DATA SHOWN:
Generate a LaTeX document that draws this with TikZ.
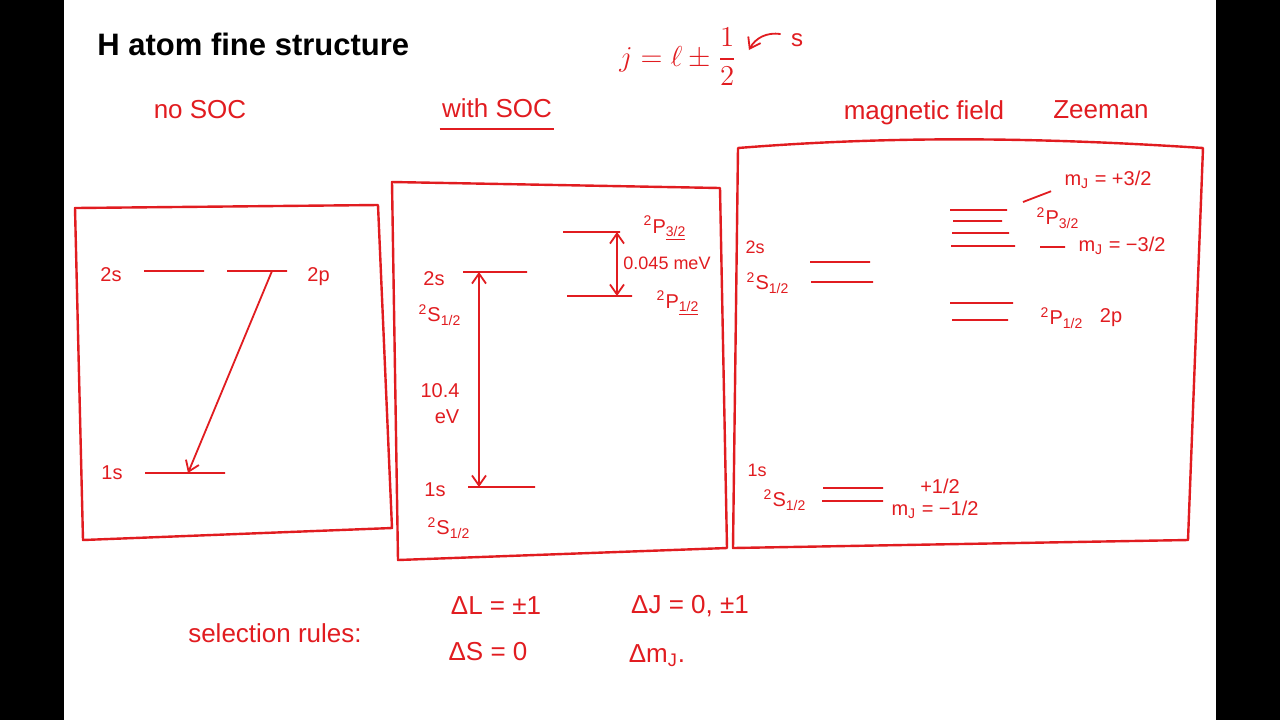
\documentclass[tikz,border=0pt]{standalone}
\usepackage{fontspec}
\setmainfont{Liberation Sans}
\usepackage{amsmath}
\usetikzlibrary{
  arrows.meta,
  positioning,
  calc
}
\definecolor{hw}{RGB}{225,28,32}
\newcommand{\termsym}[3]{\textsuperscript{#1}#2\textsubscript{#3}}
\newcommand{\mj}{m\textsubscript{J}}
\tikzset{
  hand/.style={
    text=hw, inner sep=1pt,
    font=\fontsize{10}{12}\selectfont
  },
  handbig/.style={hand, font=\fontsize{13}{15}\selectfont},
  handsmall/.style={hand, font=\fontsize{9}{11}\selectfont},
  level/.style={
    draw=hw, line width=1pt,
    inner sep=0pt, outer sep=0pt, minimum height=0pt
  },
  boxline/.style={draw=hw, line width=1.2pt, line join=round},
  hwarrow/.style={-{Straight Barb[length=5pt,width=7pt]}, draw=hw, line width=0.9pt},
  hwdouble/.style={{Straight Barb[length=5pt,width=7pt]}-{Straight Barb[length=5pt,width=7pt]},
    draw=hw, line width=0.9pt},
  tick/.style={draw=hw, line width=0.9pt}
}

\begin{document}
\begin{tikzpicture}[x=0.5pt, y=-0.5pt]

\useasboundingbox (0,0) rectangle (1280,720);
\fill[white] (0,0) rectangle (1280,720);
\fill[black] (0,0) rectangle (64,720);
\fill[black] (1216,0) rectangle (1280,720);

% Title and j formula
\node[anchor=base west, inner sep=0pt, font=\fontsize{15.5}{18}\selectfont\bfseries]
  (title) at (97,55) {H atom fine structure};
\node[hand, font=\fontsize{14.5}{17}\selectfont] (jform) at (678,57)
  {$\displaystyle j = \ell \pm \frac{1}{2}$};
\node[hand, font=\fontsize{12}{14}\selectfont] (spin) at (797,40) {s};
\draw[hwarrow] ([shift={(-4pt,3pt)}]spin.west) to[bend right=35] ([shift={(5pt,3.5pt)}]jform.east);

% Column headings
\node[handbig] (nosoc) at (200,110) {no SOC};
\node[handbig] (withsoc) at (497,108) {with SOC};
\draw[tick] ([yshift=-4.5pt]withsoc.south west) -- ([yshift=-4.5pt]withsoc.south east);
\node[handbig] (magfield) at (924,113) {magnetic field};
\node[handbig] (zeeman) at (1101,110) {Zeeman};

% Frames
\draw[boxline] (75,208) -- (378,205) -- (392,528) -- (83,540) -- cycle;
\draw[boxline] (392,182) -- (720,188) -- (727,548) -- (398,560) -- cycle;
\draw[boxline] (738,148) .. controls (900,135) and (1050,138) .. (1203,148)
  -- (1188,540) -- (733,548) -- cycle;

% Box 1: no SOC
\node[level, minimum width=30pt] (lvA2s) at (174,271) {};
\node[level, minimum width=30pt] (lvA2p) at (257,271) {};
\node[level, minimum width=40pt] (lvA1s) at (185,473) {};
\node[hand, left=10pt of lvA2s, yshift=-2pt] (labA2s) {2s};
\node[hand, right=9pt of lvA2p, yshift=-3pt] (labA2p) {2p};
\node[hand, left=10pt of lvA1s] (labA1s) {1s};
\draw[hwarrow] ([xshift=7.5pt]lvA2p.center) -- ([xshift=1.5pt]lvA1s.center);

% Box 2: with SOC
\node[level, minimum width=32pt] (lvB2s) at (495,272) {};
\node[level, minimum width=33.5pt] (lvB1s) at (501.5,487) {};
\node[level, minimum width=28.5pt] (lvBp32) at (591.5,232) {};
\node[level, minimum width=32.5pt] (lvBp12) at (599.5,296) {};
\coordinate (eTop) at ([xshift=8pt]lvB2s.west);
\draw[hwdouble] (eTop) -- (eTop |- lvB1s.center);
\coordinate (fTop) at ([xshift=-1.5pt]lvBp32.east);
\draw[hwdouble] (fTop) -- (fTop |- lvBp12.center);
\node[hand, left=8pt of lvB2s, yshift=-3.5pt] (labB2s) {2s};
\node[hand] (termB2s) at (440,315) {\termsym{2}{S}{1/2}};
\node[hand] (labEa) at (440,391) {10.4};
\node[hand] (labEb) at (447,417) {eV};
\node[hand, left=10pt of lvB1s, yshift=-1.5pt] (labB1s) {1s};
\node[hand] (termB1s) at (449,528) {\termsym{2}{S}{1/2}};
\node[hand] (termBp32) at (665,228) {\termsym{2}{P}{\underline{3/2}}};
\node[handsmall] (finesplit) at (667,263) {0.045 meV};
\node[hand] (termBp12) at (678,303) {\termsym{2}{P}{\underline{1/2}}};

% Box 3: magnetic field, Zeeman
\node[level, minimum width=30pt] (lvC2sa) at (840,262) {};
\node[level, minimum width=31pt] (lvC2sb) at (842,282) {};
\node[level, minimum width=28.5pt] (lvCp3a) at (978.5,210) {};
\node[level, minimum width=24.5pt] (lvCp3b) at (977.5,221) {};
\node[level, minimum width=28.5pt] (lvCp3c) at (980.5,233) {};
\node[level, minimum width=32pt] (lvCp3d) at (983,246) {};
\node[level, minimum width=12.5pt] (lvCm32) at (1052.5,247) {};
\node[level, minimum width=31.5pt] (lvCp1a) at (981.5,303) {};
\node[level, minimum width=28pt] (lvCp1b) at (980,320) {};
\node[level, minimum width=30pt] (lvC1sa) at (853,488) {};
\node[level, minimum width=30.5pt] (lvC1sb) at (852.5,501) {};
\node[handsmall] (labC2s) at (755,247) {2s};
\node[hand] (termC2s) at (768,283) {\termsym{2}{S}{1/2}};
\node[hand] (mJp32) at (1108,180) {\mj{} = +3/2};
\node[hand] (termCp32) at (1058,218) {\termsym{2}{P}{3/2}};
\node[hand] (mJm32) at (1122,246) {\mj{} = −3/2};
\node[hand] (termCp12) at (1062,318) {\termsym{2}{P}{1/2}};
\node[hand] (labC2p) at (1111,318) {2p};
\node[handsmall] (labC1s) at (757,470) {1s};
\node[hand] (termC1s) at (785,500) {\termsym{2}{S}{1/2}};
\node[hand] (mJp12) at (940,486) {+1/2};
\node[hand] (mJm12) at (935,510) {\mj{} = −1/2};
\draw[tick] ([xshift=-5.5pt]mJp32.south west) -- ([shift={(8pt,4pt)}]lvCp3a.east);

% Selection rules
\node[handbig] (selrules) at (275,633) {selection rules:};
\node[handbig] (ruleL) at (496,606) {ΔL = ±1};
\node[handbig] (ruleS) at (488,652) {ΔS = 0};
\node[handbig] (ruleJ) at (690,606) {ΔJ = 0, ±1};
\node[handbig] (rulemJ) at (657,656) {Δ\mj.};

\end{tikzpicture}
\end{document}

TO DO: Print each line of the material above exactly, with the pictures removed from your copy.

EXERCISE OUTPUT:
Generate a LaTeX document that draws this with TikZ.
\documentclass[tikz,border=0pt]{standalone}
\usepackage{fontspec}
\setmainfont{Liberation Sans}
\usepackage{amsmath}
\usetikzlibrary{
  arrows.meta,
  positioning,
  calc
}
\definecolor{hw}{RGB}{225,28,32}
\newcommand{\termsym}[3]{\textsuperscript{#1}#2\textsubscript{#3}}
\newcommand{\mj}{m\textsubscript{J}}
\tikzset{
  hand/.style={
    text=hw, inner sep=1pt,
    font=\fontsize{10}{12}\selectfont
  },
  handbig/.style={hand, font=\fontsize{13}{15}\selectfont},
  handsmall/.style={hand, font=\fontsize{9}{11}\selectfont},
  level/.style={
    draw=hw, line width=1pt,
    inner sep=0pt, outer sep=0pt, minimum height=0pt
  },
  boxline/.style={draw=hw, line width=1.2pt, line join=round},
  hwarrow/.style={-{Straight Barb[length=5pt,width=7pt]}, draw=hw, line width=0.9pt},
  hwdouble/.style={{Straight Barb[length=5pt,width=7pt]}-{Straight Barb[length=5pt,width=7pt]},
    draw=hw, line width=0.9pt},
  tick/.style={draw=hw, line width=0.9pt}
}

\begin{document}
\begin{tikzpicture}[x=0.5pt, y=-0.5pt]

\useasboundingbox (0,0) rectangle (1280,720);
\fill[white] (0,0) rectangle (1280,720);
\fill[black] (0,0) rectangle (64,720);
\fill[black] (1216,0) rectangle (1280,720);

% Title and j formula
\node[anchor=base west, inner sep=0pt, font=\fontsize{15.5}{18}\selectfont\bfseries]
  (title) at (97,55) {H atom fine structure};
\node[hand, font=\fontsize{14.5}{17}\selectfont] (jform) at (678,57)
  {$\displaystyle j = \ell \pm \frac{1}{2}$};
\node[hand, font=\fontsize{12}{14}\selectfont] (spin) at (797,40) {s};
\draw[hwarrow] ([shift={(-4pt,3pt)}]spin.west) to[bend right=35] ([shift={(5pt,3.5pt)}]jform.east);

% Column headings
\node[handbig] (nosoc) at (200,110) {no SOC};
\node[handbig] (withsoc) at (497,108) {with SOC};
\draw[tick] ([yshift=-4.5pt]withsoc.south west) -- ([yshift=-4.5pt]withsoc.south east);
\node[handbig] (magfield) at (924,113) {magnetic field};
\node[handbig] (zeeman) at (1101,110) {Zeeman};

% Frames
\draw[boxline] (75,208) -- (378,205) -- (392,528) -- (83,540) -- cycle;
\draw[boxline] (392,182) -- (720,188) -- (727,548) -- (398,560) -- cycle;
\draw[boxline] (738,148) .. controls (900,135) and (1050,138) .. (1203,148)
  -- (1188,540) -- (733,548) -- cycle;

% Box 1: no SOC
\node[level, minimum width=30pt] (lvA2s) at (174,271) {};
\node[level, minimum width=30pt] (lvA2p) at (257,271) {};
\node[level, minimum width=40pt] (lvA1s) at (185,473) {};
\node[hand, left=10pt of lvA2s, yshift=-2pt] (labA2s) {2s};
\node[hand, right=9pt of lvA2p, yshift=-3pt] (labA2p) {2p};
\node[hand, left=10pt of lvA1s] (labA1s) {1s};
\draw[hwarrow] ([xshift=7.5pt]lvA2p.center) -- ([xshift=1.5pt]lvA1s.center);

% Box 2: with SOC
\node[level, minimum width=32pt] (lvB2s) at (495,272) {};
\node[level, minimum width=33.5pt] (lvB1s) at (501.5,487) {};
\node[level, minimum width=28.5pt] (lvBp32) at (591.5,232) {};
\node[level, minimum width=32.5pt] (lvBp12) at (599.5,296) {};
\coordinate (eTop) at ([xshift=8pt]lvB2s.west);
\draw[hwdouble] (eTop) -- (eTop |- lvB1s.center);
\coordinate (fTop) at ([xshift=-1.5pt]lvBp32.east);
\draw[hwdouble] (fTop) -- (fTop |- lvBp12.center);
\node[hand, left=8pt of lvB2s, yshift=-3.5pt] (labB2s) {2s};
\node[hand] (termB2s) at (440,315) {\termsym{2}{S}{1/2}};
\node[hand] (labEa) at (440,391) {10.4};
\node[hand] (labEb) at (447,417) {eV};
\node[hand, left=10pt of lvB1s, yshift=-1.5pt] (labB1s) {1s};
\node[hand] (termB1s) at (449,528) {\termsym{2}{S}{1/2}};
\node[hand] (termBp32) at (665,228) {\termsym{2}{P}{\underline{3/2}}};
\node[handsmall] (finesplit) at (667,263) {0.045 meV};
\node[hand] (termBp12) at (678,303) {\termsym{2}{P}{\underline{1/2}}};

% Box 3: magnetic field, Zeeman
\node[level, minimum width=30pt] (lvC2sa) at (840,262) {};
\node[level, minimum width=31pt] (lvC2sb) at (842,282) {};
\node[level, minimum width=28.5pt] (lvCp3a) at (978.5,210) {};
\node[level, minimum width=24.5pt] (lvCp3b) at (977.5,221) {};
\node[level, minimum width=28.5pt] (lvCp3c) at (980.5,233) {};
\node[level, minimum width=32pt] (lvCp3d) at (983,246) {};
\node[level, minimum width=12.5pt] (lvCm32) at (1052.5,247) {};
\node[level, minimum width=31.5pt] (lvCp1a) at (981.5,303) {};
\node[level, minimum width=28pt] (lvCp1b) at (980,320) {};
\node[level, minimum width=30pt] (lvC1sa) at (853,488) {};
\node[level, minimum width=30.5pt] (lvC1sb) at (852.5,501) {};
\node[handsmall] (labC2s) at (755,247) {2s};
\node[hand] (termC2s) at (768,283) {\termsym{2}{S}{1/2}};
\node[hand] (mJp32) at (1108,180) {\mj{} = +3/2};
\node[hand] (termCp32) at (1058,218) {\termsym{2}{P}{3/2}};
\node[hand] (mJm32) at (1122,246) {\mj{} = −3/2};
\node[hand] (termCp12) at (1062,318) {\termsym{2}{P}{1/2}};
\node[hand] (labC2p) at (1111,318) {2p};
\node[handsmall] (labC1s) at (757,470) {1s};
\node[hand] (termC1s) at (785,500) {\termsym{2}{S}{1/2}};
\node[hand] (mJp12) at (940,486) {+1/2};
\node[hand] (mJm12) at (935,510) {\mj{} = −1/2};
\draw[tick] ([xshift=-5.5pt]mJp32.south west) -- ([shift={(8pt,4pt)}]lvCp3a.east);

% Selection rules
\node[handbig] (selrules) at (275,633) {selection rules:};
\node[handbig] (ruleL) at (496,606) {ΔL = ±1};
\node[handbig] (ruleS) at (488,652) {ΔS = 0};
\node[handbig] (ruleJ) at (690,606) {ΔJ = 0, ±1};
\node[handbig] (rulemJ) at (657,656) {Δ\mj.};

\end{tikzpicture}
\end{document}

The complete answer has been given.